## What is asked
Skipping all pictures, set down the lines of the listing from the first through the one with "import pandas as pd".

[Source code of charts]
______________________________

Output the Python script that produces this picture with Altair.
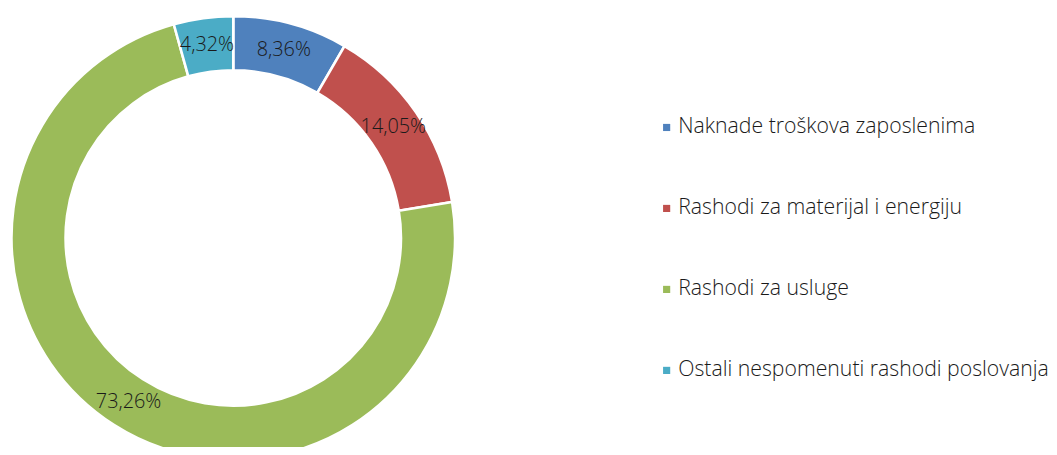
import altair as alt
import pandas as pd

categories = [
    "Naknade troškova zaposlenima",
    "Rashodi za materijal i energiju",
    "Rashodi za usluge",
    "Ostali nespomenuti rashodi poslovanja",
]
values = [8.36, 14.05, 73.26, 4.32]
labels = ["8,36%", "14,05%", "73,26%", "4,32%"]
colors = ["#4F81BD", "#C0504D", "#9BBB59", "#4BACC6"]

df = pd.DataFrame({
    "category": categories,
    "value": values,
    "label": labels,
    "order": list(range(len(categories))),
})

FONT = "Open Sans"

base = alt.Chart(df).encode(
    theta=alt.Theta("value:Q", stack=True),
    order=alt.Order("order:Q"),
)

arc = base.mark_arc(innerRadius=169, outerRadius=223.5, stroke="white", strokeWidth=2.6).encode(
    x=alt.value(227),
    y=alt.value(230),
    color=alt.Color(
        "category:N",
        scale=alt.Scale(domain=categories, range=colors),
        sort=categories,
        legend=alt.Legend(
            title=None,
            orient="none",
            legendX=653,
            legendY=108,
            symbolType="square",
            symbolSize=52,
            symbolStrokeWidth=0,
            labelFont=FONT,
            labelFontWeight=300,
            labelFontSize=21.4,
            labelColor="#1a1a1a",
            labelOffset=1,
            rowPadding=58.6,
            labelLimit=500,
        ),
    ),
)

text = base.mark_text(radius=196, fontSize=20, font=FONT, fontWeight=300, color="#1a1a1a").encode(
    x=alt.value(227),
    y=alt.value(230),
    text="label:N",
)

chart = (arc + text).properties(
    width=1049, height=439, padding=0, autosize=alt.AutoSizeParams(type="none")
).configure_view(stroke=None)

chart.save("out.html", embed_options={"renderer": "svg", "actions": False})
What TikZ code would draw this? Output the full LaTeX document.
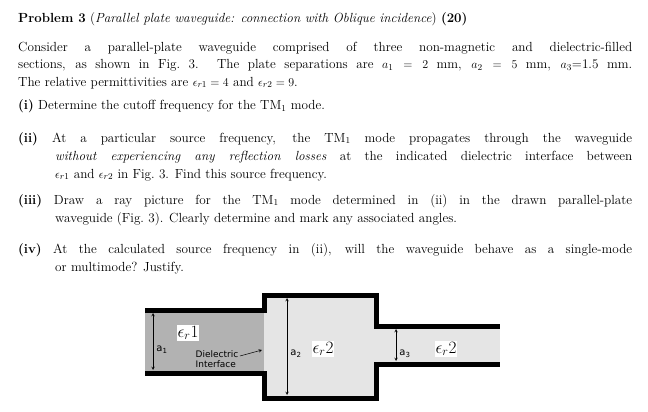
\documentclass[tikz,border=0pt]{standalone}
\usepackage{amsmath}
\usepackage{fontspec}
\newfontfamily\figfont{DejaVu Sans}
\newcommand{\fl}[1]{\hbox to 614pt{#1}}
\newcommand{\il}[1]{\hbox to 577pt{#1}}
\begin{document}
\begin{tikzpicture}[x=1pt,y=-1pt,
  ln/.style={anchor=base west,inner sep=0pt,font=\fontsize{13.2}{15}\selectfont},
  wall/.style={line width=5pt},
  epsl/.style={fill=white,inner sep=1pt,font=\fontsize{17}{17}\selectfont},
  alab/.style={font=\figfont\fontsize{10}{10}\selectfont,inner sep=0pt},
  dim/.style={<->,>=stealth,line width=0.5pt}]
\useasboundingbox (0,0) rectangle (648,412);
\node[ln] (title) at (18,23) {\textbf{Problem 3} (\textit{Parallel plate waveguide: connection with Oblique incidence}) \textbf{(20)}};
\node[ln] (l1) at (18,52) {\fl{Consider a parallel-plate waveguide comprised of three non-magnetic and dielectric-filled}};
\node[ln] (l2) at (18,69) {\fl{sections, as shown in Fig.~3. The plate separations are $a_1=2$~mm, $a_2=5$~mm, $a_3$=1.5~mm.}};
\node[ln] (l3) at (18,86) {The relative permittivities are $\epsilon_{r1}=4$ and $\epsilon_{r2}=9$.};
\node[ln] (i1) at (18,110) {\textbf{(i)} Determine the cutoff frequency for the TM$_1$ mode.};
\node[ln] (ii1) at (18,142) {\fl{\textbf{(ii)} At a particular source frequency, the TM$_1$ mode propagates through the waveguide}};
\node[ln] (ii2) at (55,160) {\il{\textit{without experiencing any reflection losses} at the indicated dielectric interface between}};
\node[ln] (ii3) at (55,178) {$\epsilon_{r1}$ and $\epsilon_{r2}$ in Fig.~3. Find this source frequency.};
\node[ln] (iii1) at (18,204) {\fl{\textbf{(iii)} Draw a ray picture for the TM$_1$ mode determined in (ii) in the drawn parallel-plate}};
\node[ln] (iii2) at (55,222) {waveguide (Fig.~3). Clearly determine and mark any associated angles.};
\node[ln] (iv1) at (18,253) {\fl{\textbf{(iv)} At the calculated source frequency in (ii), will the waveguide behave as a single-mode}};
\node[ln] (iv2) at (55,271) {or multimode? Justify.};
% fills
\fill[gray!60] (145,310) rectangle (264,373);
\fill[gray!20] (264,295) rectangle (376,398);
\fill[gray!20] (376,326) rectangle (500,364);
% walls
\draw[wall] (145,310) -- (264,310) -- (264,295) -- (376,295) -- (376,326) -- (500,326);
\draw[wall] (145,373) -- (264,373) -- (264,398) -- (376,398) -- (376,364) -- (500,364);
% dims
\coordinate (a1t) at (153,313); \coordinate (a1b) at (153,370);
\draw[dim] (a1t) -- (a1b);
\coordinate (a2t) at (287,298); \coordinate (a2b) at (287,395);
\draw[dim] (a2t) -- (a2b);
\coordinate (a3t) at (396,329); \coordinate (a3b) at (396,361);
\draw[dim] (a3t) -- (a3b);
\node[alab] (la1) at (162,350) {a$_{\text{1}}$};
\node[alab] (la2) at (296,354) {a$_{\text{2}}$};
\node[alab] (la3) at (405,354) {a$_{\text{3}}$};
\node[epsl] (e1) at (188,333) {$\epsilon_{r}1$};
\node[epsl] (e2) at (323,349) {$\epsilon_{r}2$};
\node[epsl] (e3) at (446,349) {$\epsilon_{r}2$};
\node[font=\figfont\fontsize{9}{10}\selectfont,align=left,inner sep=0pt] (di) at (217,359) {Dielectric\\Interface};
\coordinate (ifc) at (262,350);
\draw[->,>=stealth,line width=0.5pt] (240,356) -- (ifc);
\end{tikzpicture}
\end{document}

______________________________

## Task result
Output the Python script that produces this picture with Altair.
import altair as alt
import pandas as pd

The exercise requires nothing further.